Written by Andrew Seale
Nothing ignites a little entrepreneurial fire quite like picking dead animals out of pools. At least that’s what spurred Max Materne’s journey.
“In university I worked as a pool technician over the summer,” he says. “I decided I did not want to do that ever again, I wanted to be the guy calling the shots rather than doing the dirty work.”
And he did. Post-pool cleaning, he launched his own paint franchise, working long hours but enjoying every minute of being his own boss. As he progressed through his degree in psychology, which he was studying at Queen’s University, he felt the pull of entrepreneurship and decided to test out a graduate diploma in business. Coincidentally, that summer while in school, Venture for Canada, a not-for-profit that recruits, trains and supports recent graduates to work at startups, was running its first cohort training session across the hall.
“I wondered what the heck these people were doing (but) I didn’t think about it too much during that summer,” says Materne. But as Venture for Canada geared up for its second cohort, it again slipped onto Materne’s radar. He applied and was accepted.
“It’s an amazing experience – getting connected with startups, meeting founders and people doing the hiring for these smaller companies,” he says. “Those weeks were so formative for the group as a whole… everyone has become friends.”
Before the end of training, Materne ended up finding a job at Fiix, is a maintenance management software that organizes, tracks, and schedules maintenance activities.
“I was speaking with a friend of mine, another fellow, and he’d been interviewing with Fiix,” he says. The role didn’t fit what his friend was after but he made the intro for Materne and it ended up leading to a job. “Venture for Canada helps to open the doors (you get to know) people personally and can rely on them to introduce you to people.”
Fiix has proven to be a perfect conduit for his entrepreneurial ambition.
“I wanted to do sales because I recognize that a lot of founders and a lot of people who start companies later on need to have a solid basis in sales… right now I’m just really liking working at Fiix, I’m learning a ton,” he says. “If I want to start a company someday I know I need to have experience working in a startup – Fiix is a start and a middle for my journey.”

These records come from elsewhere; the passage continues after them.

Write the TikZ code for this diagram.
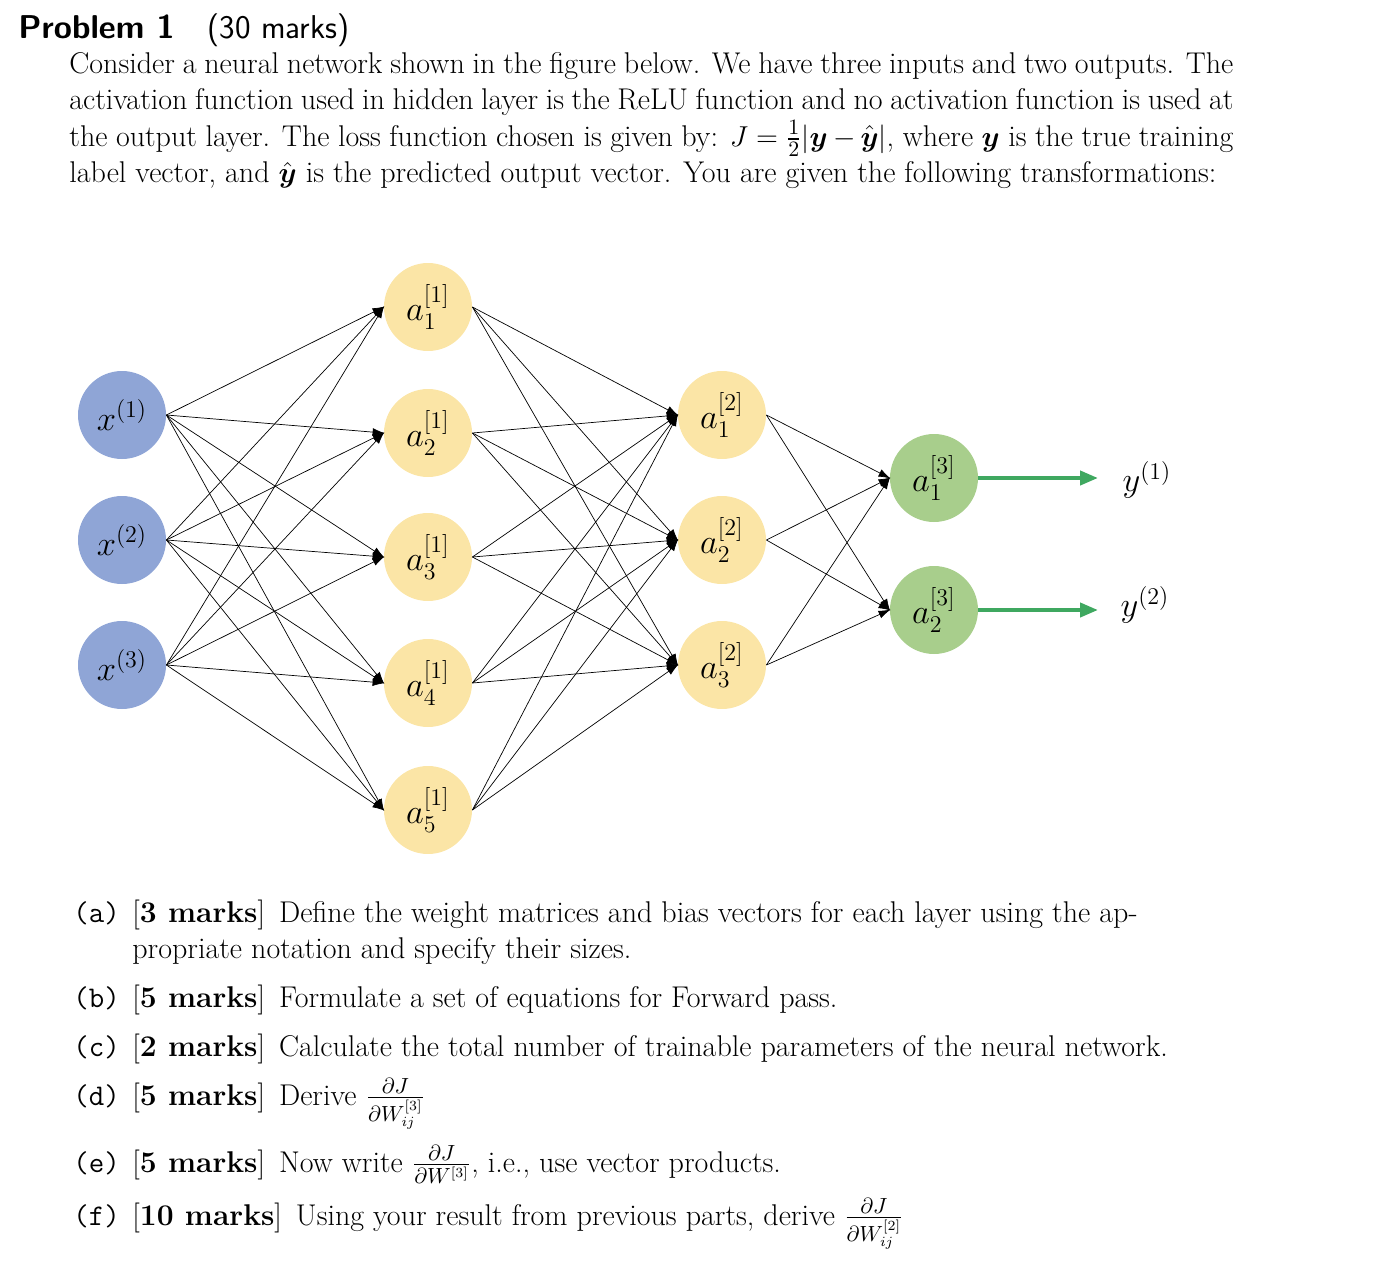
\documentclass[tikz,border=0pt]{standalone}
\usepackage{amsmath,amssymb}
\usetikzlibrary{arrows.meta}
\definecolor{inb}{HTML}{8FA5D6}
\definecolor{hid}{HTML}{FBE5A6}
\definecolor{outg}{HTML}{A8CE8C}
\definecolor{arg}{HTML}{3FA860}
\begin{document}
\begin{tikzpicture}[x=0.5pt,y=-0.5pt,
  neu/.style={circle,minimum size=44pt,inner sep=0pt,font=\fontsize{17.5}{20}\selectfont},
  ed/.style={-{Latex[length=6pt,width=4pt]},line width=0.35pt,shorten >=-0.5pt},
  txt/.style={anchor=north west,inner sep=0pt,font=\fontsize{15}{18.2}\selectfont,align=justify},
  lab/.style={anchor=base west,inner sep=0pt,font=\fontsize{15}{18.2}\selectfont}]
\useasboundingbox (0,0) rectangle (1386,1274);
\node[anchor=base west,inner sep=0pt,font=\sffamily\fontsize{16.5}{20}\selectfont] (title) at (18,38) {\textbf{Problem 1}\quad(30 marks)};
\node[txt,text width=582pt] (para) at (69,52) {Consider a neural network shown in the figure below. We have three inputs and two outputs. The activation function used in hidden layer is the ReLU function and no activation function is used at the output layer. The loss function chosen is given by: $J=\frac{1}{2}|\boldsymbol{y}-\hat{\boldsymbol{y}}|$, where $\boldsymbol{y}$ is the true training label vector, and $\hat{\boldsymbol{y}}$ is the predicted output vector. You are given the following transformations:};
\foreach \i/\y in {1/415,2/540,3/665} \node[neu,fill=inb] (x\i) at (122,\y) {$x^{(\i)}$};
\foreach \i/\y in {1/307,2/433,3/557,4/683,5/810} \node[neu,fill=hid] (h\i) at (428,\y) {$a^{[1]}_{\i}$};
\foreach \i/\y in {1/415,2/540,3/665} \node[neu,fill=hid] (g\i) at (722,\y) {$a^{[2]}_{\i}$};
\foreach \i/\y in {1/478,2/610} \node[neu,fill=outg] (o\i) at (934,\y) {$a^{[3]}_{\i}$};
\node[font=\fontsize{17.5}{20}\selectfont] (y1) at (1147,480) {$y^{(1)}$};
\node[font=\fontsize{17.5}{20}\selectfont] (y2) at (1145,605) {$y^{(2)}$};
\foreach \i in {1,2,3} \foreach \j in {1,...,5} \draw[ed] (x\i.east) -- (h\j.west);
\foreach \i in {1,...,5} \foreach \j in {1,2,3} \draw[ed] (h\i.east) -- (g\j.west);
\foreach \i in {1,2,3} \foreach \j in {1,2} \draw[ed] (g\i.east) -- (o\j.west);
\draw[-{Triangle[length=9pt,width=7pt]},line width=2pt,arg] (o1.east) -- (1098,478);
\draw[-{Triangle[length=9pt,width=7pt]},line width=2pt,arg] (o2.east) -- (1098,610);
\node[lab] (la) at (73,922) {\texttt{(a)}};
\node[txt,text width=551pt,anchor=base west] (ia) at (132,922) {[\textbf{3 marks}]\, Define the weight matrices and bias vectors for each layer using the ap-\\\hspace*{0pt}propriate notation and specify their sizes.};
\node[lab] (lb) at (73,1007) {\texttt{(b)}};
\node[lab] (ib) at (132,1007) {[\textbf{5 marks}]\, Formulate a set of equations for Forward pass.};
\node[lab] (lc) at (73,1056) {\texttt{(c)}};
\node[lab] (ic) at (132,1056) {[\textbf{2 marks}]\, Calculate the total number of trainable parameters of the neural network.};
\node[lab] (ld) at (73,1105) {\texttt{(d)}};
\node[lab] (id) at (132,1105) {[\textbf{5 marks}]\, Derive $\frac{\partial J}{\partial W^{[3]}_{ij}}$};
\node[lab] (le) at (73,1172) {\texttt{(e)}};
\node[lab] (ie) at (132,1172) {[\textbf{5 marks}]\, Now write $\frac{\partial J}{\partial W^{[3]}}$, i.e., use vector products.};
\node[lab] (lf) at (73,1225) {\texttt{(f)}};
\node[lab] (if) at (132,1225) {[\textbf{10 marks}]\, Using your result from previous parts, derive $\frac{\partial J}{\partial W^{[2]}_{ij}}$};
\end{tikzpicture}
\end{document}
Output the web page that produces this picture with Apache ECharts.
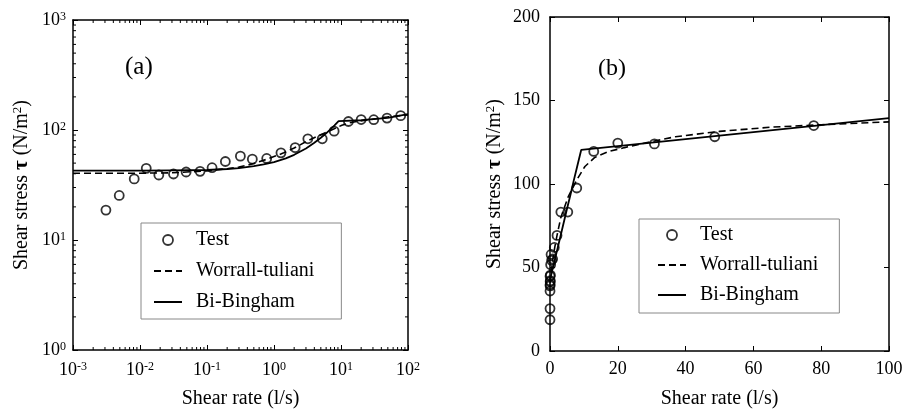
<!DOCTYPE html>
<html>
<head>
<meta charset="utf-8">
<script src="https://cdn.jsdelivr.net/npm/echarts@6/dist/echarts.min.js"></script>
<style>
  html, body { margin: 0; padding: 0; background: #fff; }
  #chart { width: 907px; height: 414px; }
</style>
</head>
<body>
<div id="chart"></div>
<script>
// Measured flow curve: shear rate (1/s) and shear stress (N/m^2)
const shearRate   = [0.0031, 0.0049, 0.0082, 0.0124, 0.0191, 0.0316, 0.0488, 0.0788, 0.119, 0.188,
                     0.315, 0.475, 0.778, 1.27, 2.07, 3.2, 5.25, 7.9, 12.9, 20.0, 30.8, 48.6, 77.8];
const shearStress = [18.7, 25.4, 35.9, 44.8, 39.0, 39.8, 41.5, 42.1, 45.4, 51.7,
                     57.8, 54.3, 55.1, 62.0, 69.2, 83.2, 83.2, 97.6, 119.5, 124.5, 124.0, 128.3, 135.0];

// Worrall-Tuliani model curve
const wtRate   = [0.001, 0.01, 0.03, 0.1, 0.2, 0.3, 0.5, 0.8, 1.4, 2, 3.2, 5.4, 7.9, 10.3,
                  13.2, 17.2, 22, 28, 37, 50, 65, 80, 100];
const wtStress = [40.4, 40.5, 40.8, 42.5, 44.5, 46, 49.5, 54.5, 62, 68.5, 80, 92.5, 102.5, 110.5,
                  115.9, 119.4, 121.8, 124.5, 128.3, 131.5, 134, 135.5, 137.2];

// Bi-Bingham model curve
const bbRate   = [0.001, 0.01, 0.03, 0.1, 0.2, 0.3, 0.5, 0.7, 1, 1.5, 2, 3, 4, 5, 6, 7, 8, 9.2,
                  20, 50, 100];
const bbStress = [42.7, 42.8, 43, 43.3, 44.2, 45, 47, 48.6, 51, 55.3, 59.5, 68, 76.5, 85, 93.3, 102, 110.3, 120.4,
                  122.7, 129, 139.5];

// Axis ranges and tick steps
const rateLogRange   = [0.001, 100];
const stressLogRange = [1, 1000];
const rateLinRange   = [0, 100];
const stressLinRange = [0, 200];
const rateLinStep = 20;
const stressLinStep = 50;

const seriesNames = ['Test', 'Worrall-tuliani', 'Bi-Bingham'];
const panelTags = ['(a)', '(b)'];

const FONT = 'Liberation Serif';
const pairs = (xs, ys) => xs.map((x, i) => [x, ys[i]]);

// minor tick positions (2..9 within each decade) for the log axes
function decadeMinors(lo, hi) {
  const out = [];
  for (let e = Math.round(Math.log10(lo)); e < Math.round(Math.log10(hi)); e++) {
    for (let m = 2; m <= 9; m++) out.push(m * Math.pow(10, e));
  }
  return out;
}
const minorRateTicks = decadeMinors(rateLogRange[0], rateLogRange[1]);
const minorStressTicks = decadeMinors(stressLogRange[0], stressLogRange[1]);

const powRich = {
  b: { fontFamily: FONT, fontSize: 18, color: '#000', lineHeight: 18 },
  s: { fontFamily: FONT, fontSize: 12, color: '#000', verticalAlign: 'top', lineHeight: 12 }
};
const powLabel = v => '{b|10}{s|' + Math.round(Math.log10(v)) + '}';

const lineAxis = { show: true, onZero: false, lineStyle: { color: '#000', width: 1.5 } };
const tickIn = { show: true, inside: true, length: 5, lineStyle: { color: '#000', width: 1 } };

const yName = '{a|Shear stress }{t|τ}{a| (N/m}{s|2}{a|)}';
const yNameStyle = {
  rich: {
    a: { fontFamily: FONT, fontSize: 20, color: '#000', lineHeight: 22 },
    t: { fontFamily: FONT, fontSize: 21, fontWeight: 'bold', color: '#000', lineHeight: 22 },
    s: { fontFamily: FONT, fontSize: 13, color: '#000', verticalAlign: 'top', lineHeight: 13 }
  }
};
const xNameStyle = { fontFamily: FONT, fontSize: 20, color: '#000' };

function minorTickSeries(axisIdx, values, dir) {
  return {
    type: 'custom',
    xAxisIndex: axisIdx, yAxisIndex: axisIdx,
    silent: true, clip: false, z: 1,
    data: values.map(v => dir === 'x' ? [v, stressLogRange[0]] : [rateLogRange[0], v]),
    renderItem(params, api) {
      const cs = params.coordSys;
      const style = { stroke: '#000', lineWidth: 1 };
      const len = 3;
      if (dir === 'x') {
        const x = api.coord([api.value(0), api.value(1)])[0];
        return { type: 'group', children: [
          { type: 'line', shape: { x1: x, y1: cs.y + cs.height, x2: x, y2: cs.y + cs.height - len }, style },
          { type: 'line', shape: { x1: x, y1: cs.y, x2: x, y2: cs.y + len }, style }
        ]};
      }
      const y = api.coord([api.value(0), api.value(1)])[1];
      return { type: 'group', children: [
        { type: 'line', shape: { x1: cs.x, y1: y, x2: cs.x + len, y2: y }, style },
        { type: 'line', shape: { x1: cs.x + cs.width, y1: y, x2: cs.x + cs.width - len, y2: y }, style }
      ]};
    }
  };
}

// legend entries: open circle for the test points, bare lines for the two models
const hiddenSymbol = { color: 'rgba(0,0,0,0)', borderColor: 'rgba(0,0,0,0)', borderWidth: 0 };
const legendItems = [
  { name: seriesNames[0], icon: 'circle',
    itemStyle: { color: 'rgba(0,0,0,0)', borderColor: '#000', borderWidth: 1.8 } },
  { name: seriesNames[1], itemStyle: hiddenSymbol },
  { name: seriesNames[2], itemStyle: hiddenSymbol }
];
const legendBase = {
  orient: 'vertical', selectedMode: false,
  itemWidth: 28, itemHeight: 10,
  borderColor: '#888', borderWidth: 1, backgroundColor: '#fff',
  textStyle: { fontFamily: FONT, fontSize: 20, color: '#000', lineHeight: 20, padding: [0, 0, 0, 9] },
  data: legendItems
};

function panelSeries(idx) {
  return [
    { name: seriesNames[1], type: 'line', xAxisIndex: idx, yAxisIndex: idx,
      data: pairs(wtRate, wtStress), symbol: 'none', z: 3,
      lineStyle: { color: '#000', width: 1.6, type: [7, 4] }, itemStyle: { color: '#000' } },
    { name: seriesNames[2], type: 'line', xAxisIndex: idx, yAxisIndex: idx,
      data: pairs(bbRate, bbStress), symbol: 'none', z: 3,
      lineStyle: { color: '#000', width: 1.8, type: 'solid' }, itemStyle: { color: '#000' } },
    { name: seriesNames[0], type: 'scatter', xAxisIndex: idx, yAxisIndex: idx,
      data: pairs(shearRate, shearStress), symbol: 'circle', symbolSize: 9, z: 4,
      itemStyle: { color: 'rgba(0,0,0,0)', borderColor: '#000', borderWidth: 1.8 } }
  ];
}

const chart = echarts.init(document.getElementById('chart'), null, { renderer: 'canvas' });
chart.setOption({
  backgroundColor: '#fff',
  animation: false,
  grid: [
    { left: 73, top: 20, width: 335, height: 334 },
    { left: 550, top: 17, width: 339, height: 339 }
  ],
  xAxis: [
    { gridIndex: 0, type: 'log', logBase: 10, min: rateLogRange[0], max: rateLogRange[1],
      position: 'bottom', axisLine: lineAxis, axisTick: tickIn, splitLine: { show: false },
      axisLabel: { margin: 11, formatter: powLabel, rich: powRich, showMinLabel: true, showMaxLabel: true },
      name: 'Shear rate (l/s)', nameLocation: 'middle', nameGap: 39, nameTextStyle: xNameStyle },
    { gridIndex: 0, type: 'log', logBase: 10, min: rateLogRange[0], max: rateLogRange[1],
      position: 'top', axisLine: lineAxis, axisTick: tickIn, splitLine: { show: false },
      axisLabel: { show: false } },
    { gridIndex: 1, type: 'value', min: rateLinRange[0], max: rateLinRange[1], interval: rateLinStep,
      position: 'bottom', axisLine: lineAxis, axisTick: tickIn, splitLine: { show: false },
      axisLabel: { margin: 9, fontFamily: FONT, fontSize: 18, color: '#000' },
      name: 'Shear rate (l/s)', nameLocation: 'middle', nameGap: 38, nameTextStyle: xNameStyle },
    { gridIndex: 1, type: 'value', min: rateLinRange[0], max: rateLinRange[1], interval: rateLinStep,
      position: 'top', axisLine: lineAxis, axisTick: tickIn, splitLine: { show: false },
      axisLabel: { show: false } }
  ],
  yAxis: [
    { gridIndex: 0, type: 'log', logBase: 10, min: stressLogRange[0], max: stressLogRange[1],
      position: 'left', axisLine: lineAxis, axisTick: tickIn, splitLine: { show: false },
      axisLabel: { margin: 7, formatter: powLabel, rich: powRich, showMinLabel: true, showMaxLabel: true },
      name: yName, nameLocation: 'middle', nameGap: 40, nameRotate: 90, nameTextStyle: yNameStyle },
    { gridIndex: 0, type: 'log', logBase: 10, min: stressLogRange[0], max: stressLogRange[1],
      position: 'right', axisLine: lineAxis, axisTick: tickIn, splitLine: { show: false },
      axisLabel: { show: false } },
    { gridIndex: 1, type: 'value', min: stressLinRange[0], max: stressLinRange[1], interval: stressLinStep,
      position: 'left', axisLine: lineAxis, axisTick: tickIn, splitLine: { show: false },
      axisLabel: { margin: 10, fontFamily: FONT, fontSize: 18, color: '#000' },
      name: yName, nameLocation: 'middle', nameGap: 44, nameRotate: 90, nameTextStyle: yNameStyle },
    { gridIndex: 1, type: 'value', min: stressLinRange[0], max: stressLinRange[1], interval: stressLinStep,
      position: 'right', axisLine: lineAxis, axisTick: tickIn, splitLine: { show: false },
      axisLabel: { show: false } }
  ],
  legend: [
    Object.assign({}, legendBase, { left: 141, top: 223, padding: [7, 27, 7, 12], itemGap: 11 }),
    Object.assign({}, legendBase, { left: 639, top: 219, padding: [6, 21, 8, 18], itemGap: 10 })
  ],
  graphic: [
    { type: 'text', left: 125, top: 55, style: { text: panelTags[0], font: '25px "Liberation Serif"', fill: '#000' } },
    { type: 'text', left: 598, top: 57, style: { text: panelTags[1], font: '24px "Liberation Serif"', fill: '#000' } }
  ],
  series: [
    minorTickSeries(0, minorRateTicks, 'x'),
    minorTickSeries(0, minorStressTicks, 'y'),
    ...panelSeries(0),
    ...panelSeries(2)
  ]
});
</script>
</body>
</html>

It also allowed him to return to Toronto, a city he was raised in but had left at 18 to study in Kingston and pursue an exchange in Hong Kong.
“I wanted to come back and really dive into the community here,” he says. “The ecosystem here in terms of startups is quite tight-knit, you could almost peg every startup into a one or two kilometre radius along Spadina – there’s just so much going on in that one little area.”